WORK INSTRUCTIONS: Retype, please, the listing from its opening line through the line that contains "const fTicks = [1000, 1500, 2000, 2500];", both included, without the pictures.

* * * * *

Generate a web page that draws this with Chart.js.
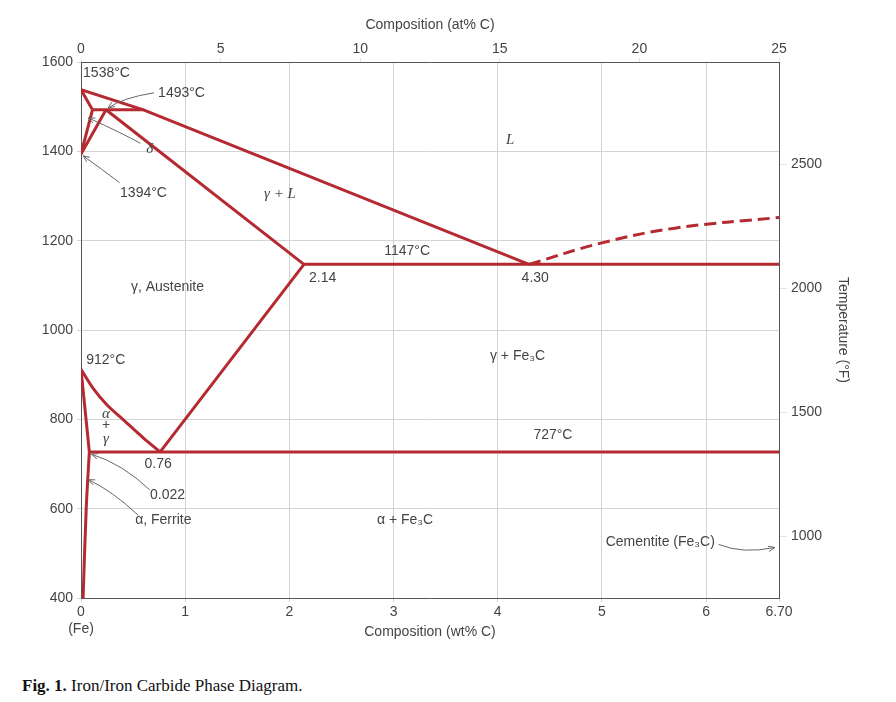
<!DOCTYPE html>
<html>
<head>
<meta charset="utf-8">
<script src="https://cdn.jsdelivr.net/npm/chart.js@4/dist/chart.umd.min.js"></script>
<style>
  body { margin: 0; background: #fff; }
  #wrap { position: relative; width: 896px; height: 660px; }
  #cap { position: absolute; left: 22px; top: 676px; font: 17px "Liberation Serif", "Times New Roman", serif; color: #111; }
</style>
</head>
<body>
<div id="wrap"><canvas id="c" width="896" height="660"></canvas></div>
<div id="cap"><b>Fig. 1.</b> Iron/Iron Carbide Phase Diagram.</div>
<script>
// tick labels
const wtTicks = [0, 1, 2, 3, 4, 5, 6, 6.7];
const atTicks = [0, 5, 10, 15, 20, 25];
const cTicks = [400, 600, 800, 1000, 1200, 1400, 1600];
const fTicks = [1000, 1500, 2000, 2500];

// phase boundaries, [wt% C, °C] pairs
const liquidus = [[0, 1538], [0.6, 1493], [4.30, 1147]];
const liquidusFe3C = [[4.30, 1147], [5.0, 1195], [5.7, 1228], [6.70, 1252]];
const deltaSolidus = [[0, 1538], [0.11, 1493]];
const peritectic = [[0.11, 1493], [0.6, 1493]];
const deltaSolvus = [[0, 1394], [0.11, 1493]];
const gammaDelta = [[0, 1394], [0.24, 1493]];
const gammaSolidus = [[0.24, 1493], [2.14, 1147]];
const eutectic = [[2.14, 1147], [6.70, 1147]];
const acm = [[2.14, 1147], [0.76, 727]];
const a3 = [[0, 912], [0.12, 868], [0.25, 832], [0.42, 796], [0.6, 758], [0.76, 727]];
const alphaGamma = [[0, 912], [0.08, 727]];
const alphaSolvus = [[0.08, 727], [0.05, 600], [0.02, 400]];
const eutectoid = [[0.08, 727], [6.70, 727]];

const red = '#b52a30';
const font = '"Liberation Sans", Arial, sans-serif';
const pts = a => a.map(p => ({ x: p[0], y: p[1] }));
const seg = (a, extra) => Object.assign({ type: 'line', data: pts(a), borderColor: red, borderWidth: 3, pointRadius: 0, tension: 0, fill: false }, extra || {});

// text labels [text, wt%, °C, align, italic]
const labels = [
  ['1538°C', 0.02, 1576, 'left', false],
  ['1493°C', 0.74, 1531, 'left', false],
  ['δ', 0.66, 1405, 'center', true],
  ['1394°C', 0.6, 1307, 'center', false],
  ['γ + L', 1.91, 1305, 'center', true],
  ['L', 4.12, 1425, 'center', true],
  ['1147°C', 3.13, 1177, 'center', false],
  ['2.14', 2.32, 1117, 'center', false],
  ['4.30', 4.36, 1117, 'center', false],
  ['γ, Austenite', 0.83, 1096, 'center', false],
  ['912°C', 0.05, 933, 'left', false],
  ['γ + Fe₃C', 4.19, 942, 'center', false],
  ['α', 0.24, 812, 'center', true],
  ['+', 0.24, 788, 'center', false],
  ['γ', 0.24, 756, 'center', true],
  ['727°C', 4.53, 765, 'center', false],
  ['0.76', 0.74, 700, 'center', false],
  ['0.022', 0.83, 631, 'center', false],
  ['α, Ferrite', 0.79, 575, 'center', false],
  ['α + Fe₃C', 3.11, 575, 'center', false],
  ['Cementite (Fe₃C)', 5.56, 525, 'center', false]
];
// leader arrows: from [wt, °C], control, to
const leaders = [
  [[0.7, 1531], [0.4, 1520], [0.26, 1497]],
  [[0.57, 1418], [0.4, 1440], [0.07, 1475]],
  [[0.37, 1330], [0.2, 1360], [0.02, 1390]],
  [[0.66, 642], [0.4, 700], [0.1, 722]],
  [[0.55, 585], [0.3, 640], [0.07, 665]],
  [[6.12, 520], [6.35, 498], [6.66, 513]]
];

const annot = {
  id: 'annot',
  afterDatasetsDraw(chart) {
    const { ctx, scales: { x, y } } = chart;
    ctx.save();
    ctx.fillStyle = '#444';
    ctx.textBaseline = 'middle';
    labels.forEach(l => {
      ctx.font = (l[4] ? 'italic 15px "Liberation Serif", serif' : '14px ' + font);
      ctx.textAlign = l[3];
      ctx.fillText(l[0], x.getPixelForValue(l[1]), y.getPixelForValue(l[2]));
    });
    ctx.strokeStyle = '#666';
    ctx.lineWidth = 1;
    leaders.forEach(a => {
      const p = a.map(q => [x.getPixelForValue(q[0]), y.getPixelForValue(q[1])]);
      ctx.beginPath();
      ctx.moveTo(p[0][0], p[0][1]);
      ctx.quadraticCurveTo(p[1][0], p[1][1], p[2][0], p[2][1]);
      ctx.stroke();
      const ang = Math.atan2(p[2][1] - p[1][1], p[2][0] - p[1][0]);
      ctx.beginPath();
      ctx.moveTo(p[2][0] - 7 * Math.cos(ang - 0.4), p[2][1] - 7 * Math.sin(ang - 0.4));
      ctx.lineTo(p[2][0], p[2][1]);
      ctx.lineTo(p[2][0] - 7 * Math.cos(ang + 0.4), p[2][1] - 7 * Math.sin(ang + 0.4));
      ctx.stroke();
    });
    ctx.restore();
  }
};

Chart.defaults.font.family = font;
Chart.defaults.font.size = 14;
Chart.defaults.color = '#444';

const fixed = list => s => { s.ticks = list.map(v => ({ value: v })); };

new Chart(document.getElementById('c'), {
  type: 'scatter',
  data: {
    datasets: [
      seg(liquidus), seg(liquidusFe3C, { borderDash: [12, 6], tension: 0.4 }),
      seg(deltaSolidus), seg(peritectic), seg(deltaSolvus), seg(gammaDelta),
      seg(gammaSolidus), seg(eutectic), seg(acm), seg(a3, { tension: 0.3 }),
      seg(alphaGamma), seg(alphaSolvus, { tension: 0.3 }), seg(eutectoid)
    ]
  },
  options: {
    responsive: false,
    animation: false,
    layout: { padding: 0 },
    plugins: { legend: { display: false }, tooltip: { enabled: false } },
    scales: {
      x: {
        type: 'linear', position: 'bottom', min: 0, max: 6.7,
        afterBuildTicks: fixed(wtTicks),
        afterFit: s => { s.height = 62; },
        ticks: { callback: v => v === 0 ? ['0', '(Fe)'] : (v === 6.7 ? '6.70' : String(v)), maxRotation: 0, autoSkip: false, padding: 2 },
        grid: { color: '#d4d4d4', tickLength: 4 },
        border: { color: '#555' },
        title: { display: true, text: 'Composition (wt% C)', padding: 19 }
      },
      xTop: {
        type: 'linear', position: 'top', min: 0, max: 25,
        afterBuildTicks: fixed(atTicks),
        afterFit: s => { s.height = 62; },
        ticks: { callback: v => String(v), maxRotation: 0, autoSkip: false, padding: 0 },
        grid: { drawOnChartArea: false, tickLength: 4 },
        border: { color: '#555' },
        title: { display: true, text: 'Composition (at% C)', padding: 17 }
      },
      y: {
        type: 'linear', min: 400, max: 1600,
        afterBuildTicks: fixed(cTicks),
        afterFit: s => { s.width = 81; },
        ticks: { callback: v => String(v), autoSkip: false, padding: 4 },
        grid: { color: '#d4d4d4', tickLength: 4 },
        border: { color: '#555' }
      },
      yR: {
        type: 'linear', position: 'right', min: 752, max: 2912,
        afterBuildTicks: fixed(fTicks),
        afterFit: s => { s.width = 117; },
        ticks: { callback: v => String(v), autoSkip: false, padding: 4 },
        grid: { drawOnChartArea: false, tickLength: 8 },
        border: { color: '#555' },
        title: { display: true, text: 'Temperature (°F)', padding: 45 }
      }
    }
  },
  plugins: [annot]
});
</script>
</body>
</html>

* * * * *

COMPLETE RESPONSE:
Generate a web page that draws this with Chart.js.
<!DOCTYPE html>
<html>
<head>
<meta charset="utf-8">
<script src="https://cdn.jsdelivr.net/npm/chart.js@4/dist/chart.umd.min.js"></script>
<style>
  body { margin: 0; background: #fff; }
  #wrap { position: relative; width: 896px; height: 660px; }
  #cap { position: absolute; left: 22px; top: 676px; font: 17px "Liberation Serif", "Times New Roman", serif; color: #111; }
</style>
</head>
<body>
<div id="wrap"><canvas id="c" width="896" height="660"></canvas></div>
<div id="cap"><b>Fig. 1.</b> Iron/Iron Carbide Phase Diagram.</div>
<script>
// tick labels
const wtTicks = [0, 1, 2, 3, 4, 5, 6, 6.7];
const atTicks = [0, 5, 10, 15, 20, 25];
const cTicks = [400, 600, 800, 1000, 1200, 1400, 1600];
const fTicks = [1000, 1500, 2000, 2500];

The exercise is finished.